Leaving out all pictures, copy exactly the lines from the one containing "Recreate this image" down to the one containing "const stTicks = [10,20,30,40,50];", both of them included.

------------------------------------------------------------------------

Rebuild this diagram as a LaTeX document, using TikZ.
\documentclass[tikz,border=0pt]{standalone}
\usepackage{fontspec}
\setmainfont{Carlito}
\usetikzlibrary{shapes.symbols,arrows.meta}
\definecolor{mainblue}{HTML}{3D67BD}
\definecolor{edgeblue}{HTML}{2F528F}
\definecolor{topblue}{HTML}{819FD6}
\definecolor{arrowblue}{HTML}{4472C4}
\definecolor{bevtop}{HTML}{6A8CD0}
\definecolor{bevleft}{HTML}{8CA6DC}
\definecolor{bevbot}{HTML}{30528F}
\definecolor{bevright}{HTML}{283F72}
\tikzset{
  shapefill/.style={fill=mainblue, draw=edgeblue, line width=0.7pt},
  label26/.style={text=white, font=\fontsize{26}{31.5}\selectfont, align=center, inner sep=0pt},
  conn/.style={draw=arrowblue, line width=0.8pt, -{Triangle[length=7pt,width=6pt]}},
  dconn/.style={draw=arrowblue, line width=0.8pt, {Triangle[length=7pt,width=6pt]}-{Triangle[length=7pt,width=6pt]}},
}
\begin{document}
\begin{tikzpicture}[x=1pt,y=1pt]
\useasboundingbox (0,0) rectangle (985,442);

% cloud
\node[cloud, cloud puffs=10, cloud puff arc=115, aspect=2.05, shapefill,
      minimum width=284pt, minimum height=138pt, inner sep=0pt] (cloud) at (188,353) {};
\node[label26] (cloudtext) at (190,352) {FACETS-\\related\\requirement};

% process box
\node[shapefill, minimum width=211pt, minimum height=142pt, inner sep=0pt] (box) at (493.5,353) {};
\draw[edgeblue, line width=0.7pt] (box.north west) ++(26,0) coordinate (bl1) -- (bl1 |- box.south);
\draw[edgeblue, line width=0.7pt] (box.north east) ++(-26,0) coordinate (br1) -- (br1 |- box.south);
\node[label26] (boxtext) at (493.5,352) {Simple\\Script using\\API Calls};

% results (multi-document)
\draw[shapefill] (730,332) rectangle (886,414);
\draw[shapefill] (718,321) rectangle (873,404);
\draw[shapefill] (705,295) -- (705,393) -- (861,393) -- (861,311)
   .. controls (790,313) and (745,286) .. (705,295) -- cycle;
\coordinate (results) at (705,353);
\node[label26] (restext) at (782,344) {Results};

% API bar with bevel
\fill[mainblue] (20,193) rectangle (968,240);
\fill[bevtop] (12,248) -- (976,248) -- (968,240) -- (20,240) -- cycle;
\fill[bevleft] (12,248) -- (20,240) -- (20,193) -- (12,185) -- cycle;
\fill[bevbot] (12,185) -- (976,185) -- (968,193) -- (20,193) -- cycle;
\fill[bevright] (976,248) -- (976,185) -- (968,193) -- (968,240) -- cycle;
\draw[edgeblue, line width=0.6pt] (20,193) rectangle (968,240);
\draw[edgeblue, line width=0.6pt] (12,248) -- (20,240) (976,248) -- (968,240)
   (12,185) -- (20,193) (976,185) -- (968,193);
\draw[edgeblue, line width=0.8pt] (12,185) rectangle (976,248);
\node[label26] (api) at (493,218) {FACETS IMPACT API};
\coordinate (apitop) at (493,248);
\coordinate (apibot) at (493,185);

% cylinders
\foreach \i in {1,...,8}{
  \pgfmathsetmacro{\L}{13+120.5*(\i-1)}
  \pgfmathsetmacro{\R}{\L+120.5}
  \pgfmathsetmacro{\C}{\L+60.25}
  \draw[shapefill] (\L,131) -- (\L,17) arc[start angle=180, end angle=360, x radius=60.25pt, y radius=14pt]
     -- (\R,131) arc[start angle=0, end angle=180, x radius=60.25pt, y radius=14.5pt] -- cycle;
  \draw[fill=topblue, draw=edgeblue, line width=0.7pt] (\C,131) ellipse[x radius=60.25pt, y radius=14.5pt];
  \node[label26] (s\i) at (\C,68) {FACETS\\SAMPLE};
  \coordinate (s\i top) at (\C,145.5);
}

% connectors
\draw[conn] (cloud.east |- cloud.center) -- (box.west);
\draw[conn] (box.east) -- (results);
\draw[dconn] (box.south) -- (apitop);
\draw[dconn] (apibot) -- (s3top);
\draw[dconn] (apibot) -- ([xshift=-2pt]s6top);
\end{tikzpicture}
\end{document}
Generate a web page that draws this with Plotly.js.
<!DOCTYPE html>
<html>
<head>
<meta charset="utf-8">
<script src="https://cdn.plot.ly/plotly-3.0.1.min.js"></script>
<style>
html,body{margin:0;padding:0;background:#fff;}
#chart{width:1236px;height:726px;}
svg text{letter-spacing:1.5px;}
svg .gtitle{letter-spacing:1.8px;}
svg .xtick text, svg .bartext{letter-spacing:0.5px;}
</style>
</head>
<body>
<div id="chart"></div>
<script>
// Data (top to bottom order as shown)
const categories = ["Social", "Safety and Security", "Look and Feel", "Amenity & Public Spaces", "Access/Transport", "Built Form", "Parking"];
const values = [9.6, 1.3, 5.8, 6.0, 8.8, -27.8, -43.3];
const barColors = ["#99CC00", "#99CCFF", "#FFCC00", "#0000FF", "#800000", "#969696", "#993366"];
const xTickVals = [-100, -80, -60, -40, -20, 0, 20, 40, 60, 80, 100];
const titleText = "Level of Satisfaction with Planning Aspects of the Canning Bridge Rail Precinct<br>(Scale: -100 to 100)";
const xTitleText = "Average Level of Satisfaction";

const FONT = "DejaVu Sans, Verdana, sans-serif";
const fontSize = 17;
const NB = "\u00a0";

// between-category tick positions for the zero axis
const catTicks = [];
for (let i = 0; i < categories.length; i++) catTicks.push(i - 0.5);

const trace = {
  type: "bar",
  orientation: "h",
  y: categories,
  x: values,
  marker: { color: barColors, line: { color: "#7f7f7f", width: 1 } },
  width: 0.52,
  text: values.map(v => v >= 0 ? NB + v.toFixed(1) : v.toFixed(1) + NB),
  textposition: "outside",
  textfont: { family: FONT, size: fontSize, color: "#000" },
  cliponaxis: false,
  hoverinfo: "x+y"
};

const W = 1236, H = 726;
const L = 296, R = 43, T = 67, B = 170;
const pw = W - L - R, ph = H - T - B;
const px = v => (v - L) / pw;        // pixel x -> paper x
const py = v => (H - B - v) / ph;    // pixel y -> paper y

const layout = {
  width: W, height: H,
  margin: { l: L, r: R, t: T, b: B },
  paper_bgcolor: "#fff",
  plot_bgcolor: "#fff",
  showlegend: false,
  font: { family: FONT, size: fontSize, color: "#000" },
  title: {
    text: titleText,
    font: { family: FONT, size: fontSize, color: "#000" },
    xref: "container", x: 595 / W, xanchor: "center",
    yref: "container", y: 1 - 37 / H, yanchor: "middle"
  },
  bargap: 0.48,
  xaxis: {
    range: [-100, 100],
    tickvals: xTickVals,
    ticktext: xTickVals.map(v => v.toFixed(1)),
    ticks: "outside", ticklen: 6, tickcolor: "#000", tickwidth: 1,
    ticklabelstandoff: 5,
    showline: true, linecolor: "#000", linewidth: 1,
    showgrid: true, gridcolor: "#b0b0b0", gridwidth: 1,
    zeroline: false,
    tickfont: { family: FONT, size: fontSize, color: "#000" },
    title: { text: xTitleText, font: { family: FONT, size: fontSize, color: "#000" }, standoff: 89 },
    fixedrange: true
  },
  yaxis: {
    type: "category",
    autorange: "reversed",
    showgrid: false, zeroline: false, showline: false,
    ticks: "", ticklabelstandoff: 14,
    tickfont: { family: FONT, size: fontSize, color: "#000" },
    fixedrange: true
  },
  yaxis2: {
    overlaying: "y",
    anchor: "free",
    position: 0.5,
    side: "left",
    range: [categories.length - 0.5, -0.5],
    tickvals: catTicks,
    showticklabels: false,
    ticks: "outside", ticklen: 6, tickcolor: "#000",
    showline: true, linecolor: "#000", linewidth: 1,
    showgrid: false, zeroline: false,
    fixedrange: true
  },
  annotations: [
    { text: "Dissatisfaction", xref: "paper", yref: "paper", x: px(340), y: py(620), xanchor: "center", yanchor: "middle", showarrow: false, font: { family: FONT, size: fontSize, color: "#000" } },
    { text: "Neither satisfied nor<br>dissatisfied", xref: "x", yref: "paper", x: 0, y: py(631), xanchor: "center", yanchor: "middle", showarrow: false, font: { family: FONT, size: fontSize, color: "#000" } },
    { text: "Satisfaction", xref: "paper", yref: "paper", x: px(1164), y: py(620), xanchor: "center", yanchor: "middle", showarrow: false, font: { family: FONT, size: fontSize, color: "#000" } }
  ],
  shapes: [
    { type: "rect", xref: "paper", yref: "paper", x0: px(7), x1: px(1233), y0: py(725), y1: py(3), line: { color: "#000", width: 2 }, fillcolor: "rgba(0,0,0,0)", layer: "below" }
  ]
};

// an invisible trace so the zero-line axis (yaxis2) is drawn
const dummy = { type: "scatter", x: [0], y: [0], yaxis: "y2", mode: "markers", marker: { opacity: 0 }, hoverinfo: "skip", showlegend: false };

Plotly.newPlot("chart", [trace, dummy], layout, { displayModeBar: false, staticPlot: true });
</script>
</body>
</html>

------------------------------------------------------------------------

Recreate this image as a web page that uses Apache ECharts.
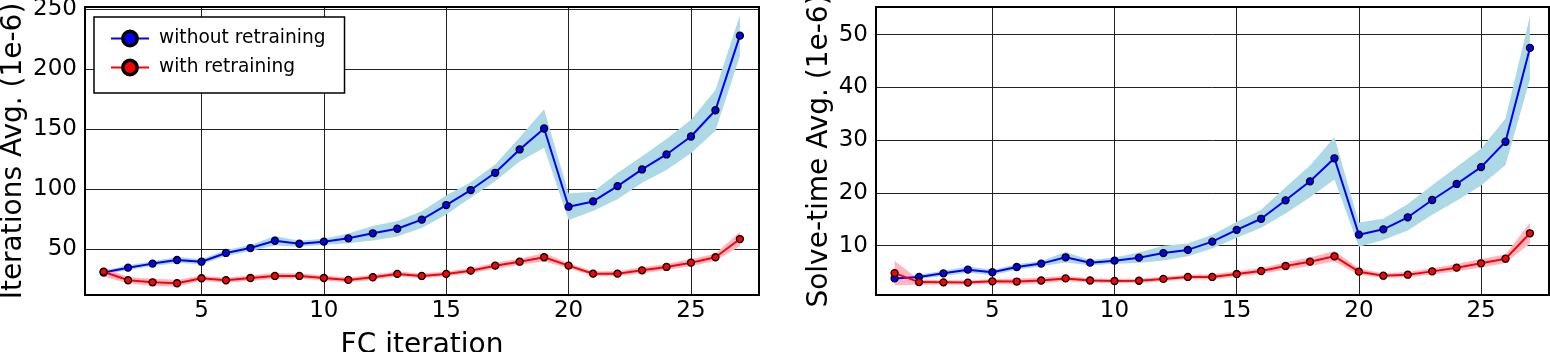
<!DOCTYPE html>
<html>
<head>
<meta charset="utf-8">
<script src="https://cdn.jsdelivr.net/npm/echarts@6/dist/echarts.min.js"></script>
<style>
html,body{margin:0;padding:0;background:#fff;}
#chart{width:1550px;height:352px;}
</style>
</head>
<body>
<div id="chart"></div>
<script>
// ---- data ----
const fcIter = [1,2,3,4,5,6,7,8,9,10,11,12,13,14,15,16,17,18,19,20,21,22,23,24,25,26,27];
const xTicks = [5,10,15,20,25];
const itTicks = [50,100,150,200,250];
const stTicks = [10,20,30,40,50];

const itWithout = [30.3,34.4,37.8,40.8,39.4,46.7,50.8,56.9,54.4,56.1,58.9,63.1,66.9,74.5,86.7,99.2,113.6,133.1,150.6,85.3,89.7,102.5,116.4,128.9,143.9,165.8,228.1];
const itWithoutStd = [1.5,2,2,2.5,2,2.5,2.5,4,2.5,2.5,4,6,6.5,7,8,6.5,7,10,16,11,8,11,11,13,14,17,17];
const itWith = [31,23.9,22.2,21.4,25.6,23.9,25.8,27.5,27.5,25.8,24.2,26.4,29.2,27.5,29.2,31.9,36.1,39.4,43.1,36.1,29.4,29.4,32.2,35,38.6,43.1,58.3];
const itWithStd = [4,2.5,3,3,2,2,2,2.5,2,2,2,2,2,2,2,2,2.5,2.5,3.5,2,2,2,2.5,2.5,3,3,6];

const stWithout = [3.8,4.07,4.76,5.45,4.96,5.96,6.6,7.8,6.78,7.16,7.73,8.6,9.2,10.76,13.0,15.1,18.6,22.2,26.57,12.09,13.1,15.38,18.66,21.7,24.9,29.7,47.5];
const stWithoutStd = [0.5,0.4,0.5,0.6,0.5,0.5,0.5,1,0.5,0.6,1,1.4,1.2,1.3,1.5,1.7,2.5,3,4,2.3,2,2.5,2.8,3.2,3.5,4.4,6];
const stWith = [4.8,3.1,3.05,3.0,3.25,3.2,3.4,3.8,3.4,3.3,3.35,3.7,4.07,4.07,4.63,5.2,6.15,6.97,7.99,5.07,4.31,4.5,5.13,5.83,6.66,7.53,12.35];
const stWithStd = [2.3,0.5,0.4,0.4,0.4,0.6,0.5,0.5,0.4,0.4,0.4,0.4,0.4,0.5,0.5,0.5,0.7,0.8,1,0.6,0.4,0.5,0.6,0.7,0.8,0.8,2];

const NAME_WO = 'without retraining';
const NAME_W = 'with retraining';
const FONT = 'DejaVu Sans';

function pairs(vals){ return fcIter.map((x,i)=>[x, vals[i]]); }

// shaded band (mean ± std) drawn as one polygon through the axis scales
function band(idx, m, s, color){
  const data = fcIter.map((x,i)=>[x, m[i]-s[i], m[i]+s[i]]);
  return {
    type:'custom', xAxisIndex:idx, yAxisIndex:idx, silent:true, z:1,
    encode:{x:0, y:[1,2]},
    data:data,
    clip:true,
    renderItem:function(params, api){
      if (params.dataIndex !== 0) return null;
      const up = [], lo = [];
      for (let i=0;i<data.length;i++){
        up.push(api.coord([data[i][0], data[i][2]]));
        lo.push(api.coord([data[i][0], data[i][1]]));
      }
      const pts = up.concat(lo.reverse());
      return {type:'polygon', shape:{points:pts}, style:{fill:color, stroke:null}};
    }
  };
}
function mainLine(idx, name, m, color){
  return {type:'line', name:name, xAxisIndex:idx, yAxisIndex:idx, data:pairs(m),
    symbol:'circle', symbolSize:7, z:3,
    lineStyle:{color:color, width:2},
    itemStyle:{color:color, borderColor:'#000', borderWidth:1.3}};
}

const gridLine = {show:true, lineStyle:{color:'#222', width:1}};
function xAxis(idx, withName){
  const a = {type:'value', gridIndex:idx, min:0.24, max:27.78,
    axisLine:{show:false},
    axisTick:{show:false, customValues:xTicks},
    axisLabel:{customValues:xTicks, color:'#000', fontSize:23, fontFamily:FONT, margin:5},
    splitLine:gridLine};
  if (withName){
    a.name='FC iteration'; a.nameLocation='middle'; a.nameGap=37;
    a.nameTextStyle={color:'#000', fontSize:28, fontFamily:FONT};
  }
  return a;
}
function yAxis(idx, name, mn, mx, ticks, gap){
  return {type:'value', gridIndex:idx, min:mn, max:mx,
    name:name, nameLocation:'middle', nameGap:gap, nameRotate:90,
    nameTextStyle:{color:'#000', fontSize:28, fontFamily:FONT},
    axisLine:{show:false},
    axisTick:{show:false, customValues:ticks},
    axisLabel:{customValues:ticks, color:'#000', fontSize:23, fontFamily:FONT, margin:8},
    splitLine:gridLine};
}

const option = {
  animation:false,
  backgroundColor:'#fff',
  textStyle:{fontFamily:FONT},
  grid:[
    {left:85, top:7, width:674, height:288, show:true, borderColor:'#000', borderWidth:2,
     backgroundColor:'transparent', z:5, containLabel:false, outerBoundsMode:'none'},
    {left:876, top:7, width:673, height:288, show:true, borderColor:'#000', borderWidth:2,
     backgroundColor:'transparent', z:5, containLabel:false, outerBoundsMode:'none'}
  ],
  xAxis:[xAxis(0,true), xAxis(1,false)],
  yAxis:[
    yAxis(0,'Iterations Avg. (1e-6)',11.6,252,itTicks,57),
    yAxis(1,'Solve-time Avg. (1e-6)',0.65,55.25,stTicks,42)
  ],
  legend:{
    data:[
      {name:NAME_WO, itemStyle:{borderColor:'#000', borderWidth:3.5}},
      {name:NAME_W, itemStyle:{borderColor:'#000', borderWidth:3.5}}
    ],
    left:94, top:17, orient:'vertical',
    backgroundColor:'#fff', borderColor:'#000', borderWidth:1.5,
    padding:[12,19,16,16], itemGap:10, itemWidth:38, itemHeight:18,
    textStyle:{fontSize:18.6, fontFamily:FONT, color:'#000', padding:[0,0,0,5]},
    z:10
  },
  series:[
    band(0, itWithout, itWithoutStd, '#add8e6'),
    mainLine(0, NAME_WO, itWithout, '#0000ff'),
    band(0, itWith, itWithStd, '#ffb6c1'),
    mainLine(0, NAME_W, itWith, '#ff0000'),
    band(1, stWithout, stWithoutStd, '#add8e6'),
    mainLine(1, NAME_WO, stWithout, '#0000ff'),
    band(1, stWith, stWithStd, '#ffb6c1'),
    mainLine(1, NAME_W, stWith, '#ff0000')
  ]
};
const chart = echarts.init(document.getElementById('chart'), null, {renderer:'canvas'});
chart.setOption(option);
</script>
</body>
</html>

------------------------------------------------------------------------

• RESULT OF THE TASK:
Recreate this image as a web page that uses Apache ECharts.
<!DOCTYPE html>
<html>
<head>
<meta charset="utf-8">
<script src="https://cdn.jsdelivr.net/npm/echarts@6/dist/echarts.min.js"></script>
<style>
html,body{margin:0;padding:0;background:#fff;}
#chart{width:1550px;height:352px;}
</style>
</head>
<body>
<div id="chart"></div>
<script>
// ---- data ----
const fcIter = [1,2,3,4,5,6,7,8,9,10,11,12,13,14,15,16,17,18,19,20,21,22,23,24,25,26,27];
const xTicks = [5,10,15,20,25];
const itTicks = [50,100,150,200,250];
const stTicks = [10,20,30,40,50];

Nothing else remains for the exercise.